>> BEGIN

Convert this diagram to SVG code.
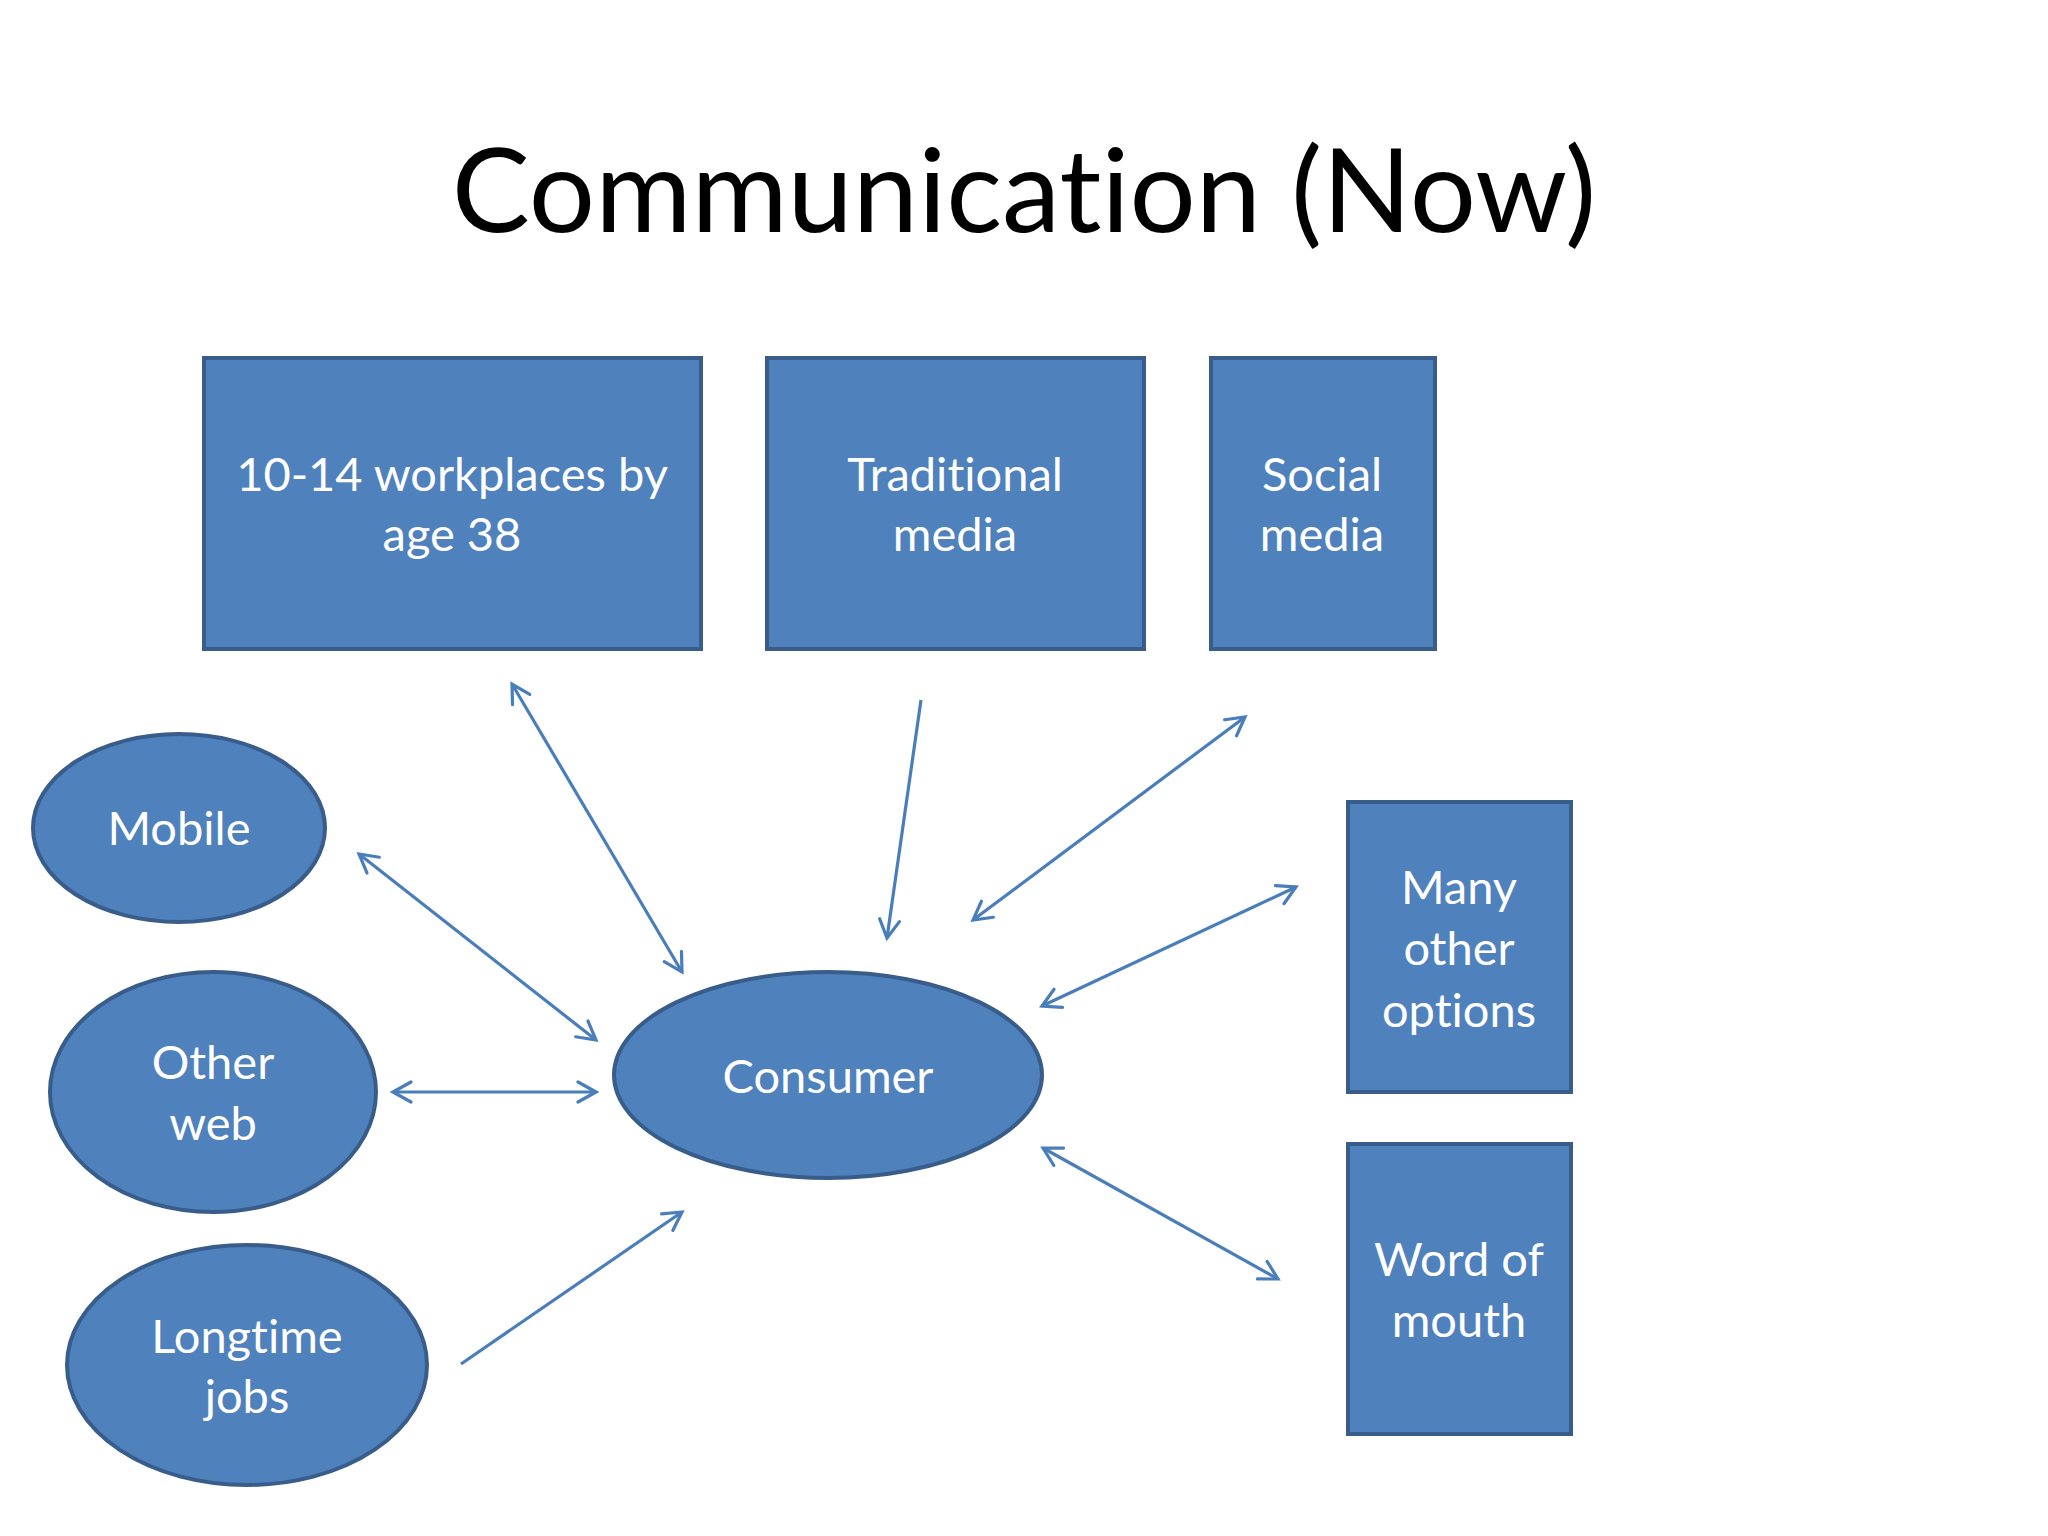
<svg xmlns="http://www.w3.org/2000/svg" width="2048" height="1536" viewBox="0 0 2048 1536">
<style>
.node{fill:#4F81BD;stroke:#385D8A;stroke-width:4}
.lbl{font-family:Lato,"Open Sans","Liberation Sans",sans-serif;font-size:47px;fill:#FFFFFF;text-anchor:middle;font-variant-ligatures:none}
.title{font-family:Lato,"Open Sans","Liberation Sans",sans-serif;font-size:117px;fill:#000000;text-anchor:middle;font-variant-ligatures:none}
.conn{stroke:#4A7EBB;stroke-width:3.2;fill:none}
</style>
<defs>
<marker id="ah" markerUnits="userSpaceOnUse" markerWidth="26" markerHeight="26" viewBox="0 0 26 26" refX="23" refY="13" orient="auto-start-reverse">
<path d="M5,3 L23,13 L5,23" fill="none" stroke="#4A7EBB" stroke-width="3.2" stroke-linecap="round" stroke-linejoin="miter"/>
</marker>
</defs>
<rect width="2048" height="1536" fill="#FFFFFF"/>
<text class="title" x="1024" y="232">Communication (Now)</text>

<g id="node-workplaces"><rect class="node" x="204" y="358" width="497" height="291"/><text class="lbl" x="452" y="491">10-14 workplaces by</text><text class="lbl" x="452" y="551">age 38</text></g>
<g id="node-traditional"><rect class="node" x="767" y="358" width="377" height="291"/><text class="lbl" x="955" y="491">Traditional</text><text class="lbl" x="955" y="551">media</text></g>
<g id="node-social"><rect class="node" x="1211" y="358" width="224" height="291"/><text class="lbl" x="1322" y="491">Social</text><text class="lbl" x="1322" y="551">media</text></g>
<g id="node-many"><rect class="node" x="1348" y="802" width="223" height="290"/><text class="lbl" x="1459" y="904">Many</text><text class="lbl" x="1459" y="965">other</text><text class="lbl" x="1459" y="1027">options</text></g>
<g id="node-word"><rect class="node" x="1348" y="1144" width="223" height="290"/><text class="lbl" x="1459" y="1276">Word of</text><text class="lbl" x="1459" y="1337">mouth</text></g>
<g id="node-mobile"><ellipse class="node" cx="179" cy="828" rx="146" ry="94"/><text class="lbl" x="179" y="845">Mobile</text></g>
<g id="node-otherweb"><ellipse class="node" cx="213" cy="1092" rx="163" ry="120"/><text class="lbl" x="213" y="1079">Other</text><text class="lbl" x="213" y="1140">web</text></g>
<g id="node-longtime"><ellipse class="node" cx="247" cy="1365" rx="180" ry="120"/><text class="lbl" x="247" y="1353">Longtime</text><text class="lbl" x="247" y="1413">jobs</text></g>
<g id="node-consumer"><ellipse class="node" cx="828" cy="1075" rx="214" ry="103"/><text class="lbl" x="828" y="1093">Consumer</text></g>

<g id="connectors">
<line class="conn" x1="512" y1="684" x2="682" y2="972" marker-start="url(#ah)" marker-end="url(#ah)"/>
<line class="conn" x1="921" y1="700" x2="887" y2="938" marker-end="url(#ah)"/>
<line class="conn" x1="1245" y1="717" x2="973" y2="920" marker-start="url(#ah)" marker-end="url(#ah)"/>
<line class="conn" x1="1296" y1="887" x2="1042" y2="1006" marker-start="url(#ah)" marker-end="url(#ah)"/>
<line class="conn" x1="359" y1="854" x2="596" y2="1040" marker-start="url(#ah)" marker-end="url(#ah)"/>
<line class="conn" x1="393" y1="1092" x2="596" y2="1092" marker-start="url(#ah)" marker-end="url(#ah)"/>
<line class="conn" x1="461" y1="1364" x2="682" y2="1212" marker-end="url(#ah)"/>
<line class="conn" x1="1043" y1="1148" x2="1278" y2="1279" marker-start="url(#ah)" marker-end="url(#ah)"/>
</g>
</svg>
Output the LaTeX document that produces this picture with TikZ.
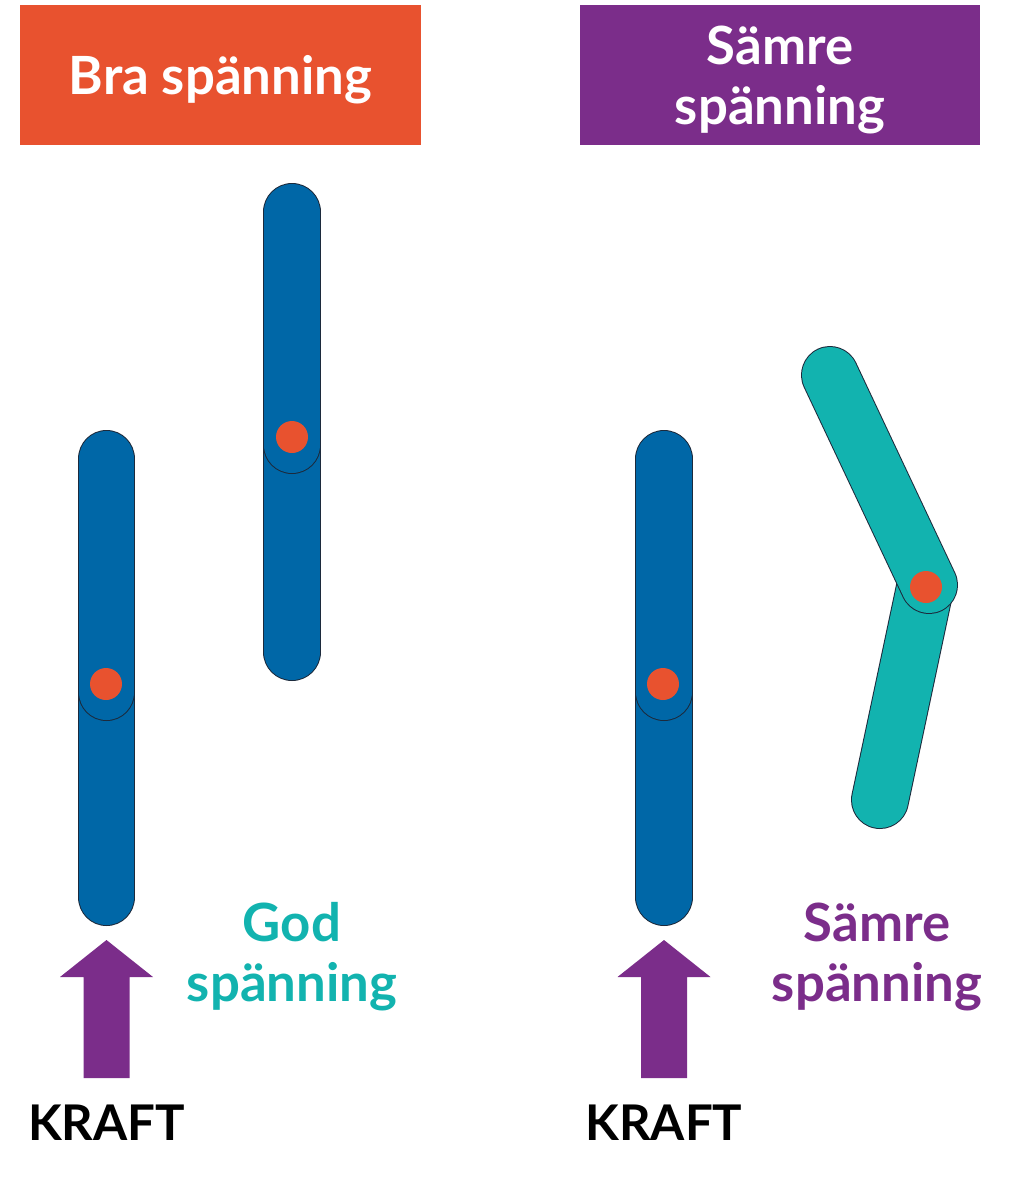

>> END

_INSTRUCTIONS FOR THE TASK:_ Repeat the material above word for word and skip every image in it.

_FINISHED ANSWER:_
Convert this diagram to SVG code.
<svg xmlns="http://www.w3.org/2000/svg" width="2048" height="1536" viewBox="0 0 2048 1536">
<style>
.node{fill:#4F81BD;stroke:#385D8A;stroke-width:4}
.lbl{font-family:Lato,"Open Sans","Liberation Sans",sans-serif;font-size:47px;fill:#FFFFFF;text-anchor:middle;font-variant-ligatures:none}
.title{font-family:Lato,"Open Sans","Liberation Sans",sans-serif;font-size:117px;fill:#000000;text-anchor:middle;font-variant-ligatures:none}
.conn{stroke:#4A7EBB;stroke-width:3.2;fill:none}
</style>
<defs>
<marker id="ah" markerUnits="userSpaceOnUse" markerWidth="26" markerHeight="26" viewBox="0 0 26 26" refX="23" refY="13" orient="auto-start-reverse">
<path d="M5,3 L23,13 L5,23" fill="none" stroke="#4A7EBB" stroke-width="3.2" stroke-linecap="round" stroke-linejoin="miter"/>
</marker>
</defs>
<rect width="2048" height="1536" fill="#FFFFFF"/>
<text class="title" x="1024" y="232">Communication (Now)</text>

<g id="node-workplaces"><rect class="node" x="204" y="358" width="497" height="291"/><text class="lbl" x="452" y="491">10-14 workplaces by</text><text class="lbl" x="452" y="551">age 38</text></g>
<g id="node-traditional"><rect class="node" x="767" y="358" width="377" height="291"/><text class="lbl" x="955" y="491">Traditional</text><text class="lbl" x="955" y="551">media</text></g>
<g id="node-social"><rect class="node" x="1211" y="358" width="224" height="291"/><text class="lbl" x="1322" y="491">Social</text><text class="lbl" x="1322" y="551">media</text></g>
<g id="node-many"><rect class="node" x="1348" y="802" width="223" height="290"/><text class="lbl" x="1459" y="904">Many</text><text class="lbl" x="1459" y="965">other</text><text class="lbl" x="1459" y="1027">options</text></g>
<g id="node-word"><rect class="node" x="1348" y="1144" width="223" height="290"/><text class="lbl" x="1459" y="1276">Word of</text><text class="lbl" x="1459" y="1337">mouth</text></g>
<g id="node-mobile"><ellipse class="node" cx="179" cy="828" rx="146" ry="94"/><text class="lbl" x="179" y="845">Mobile</text></g>
<g id="node-otherweb"><ellipse class="node" cx="213" cy="1092" rx="163" ry="120"/><text class="lbl" x="213" y="1079">Other</text><text class="lbl" x="213" y="1140">web</text></g>
<g id="node-longtime"><ellipse class="node" cx="247" cy="1365" rx="180" ry="120"/><text class="lbl" x="247" y="1353">Longtime</text><text class="lbl" x="247" y="1413">jobs</text></g>
<g id="node-consumer"><ellipse class="node" cx="828" cy="1075" rx="214" ry="103"/><text class="lbl" x="828" y="1093">Consumer</text></g>

<g id="connectors">
<line class="conn" x1="512" y1="684" x2="682" y2="972" marker-start="url(#ah)" marker-end="url(#ah)"/>
<line class="conn" x1="921" y1="700" x2="887" y2="938" marker-end="url(#ah)"/>
<line class="conn" x1="1245" y1="717" x2="973" y2="920" marker-start="url(#ah)" marker-end="url(#ah)"/>
<line class="conn" x1="1296" y1="887" x2="1042" y2="1006" marker-start="url(#ah)" marker-end="url(#ah)"/>
<line class="conn" x1="359" y1="854" x2="596" y2="1040" marker-start="url(#ah)" marker-end="url(#ah)"/>
<line class="conn" x1="393" y1="1092" x2="596" y2="1092" marker-start="url(#ah)" marker-end="url(#ah)"/>
<line class="conn" x1="461" y1="1364" x2="682" y2="1212" marker-end="url(#ah)"/>
<line class="conn" x1="1043" y1="1148" x2="1278" y2="1279" marker-start="url(#ah)" marker-end="url(#ah)"/>
</g>
</svg>
Output the LaTeX document that produces this picture with TikZ.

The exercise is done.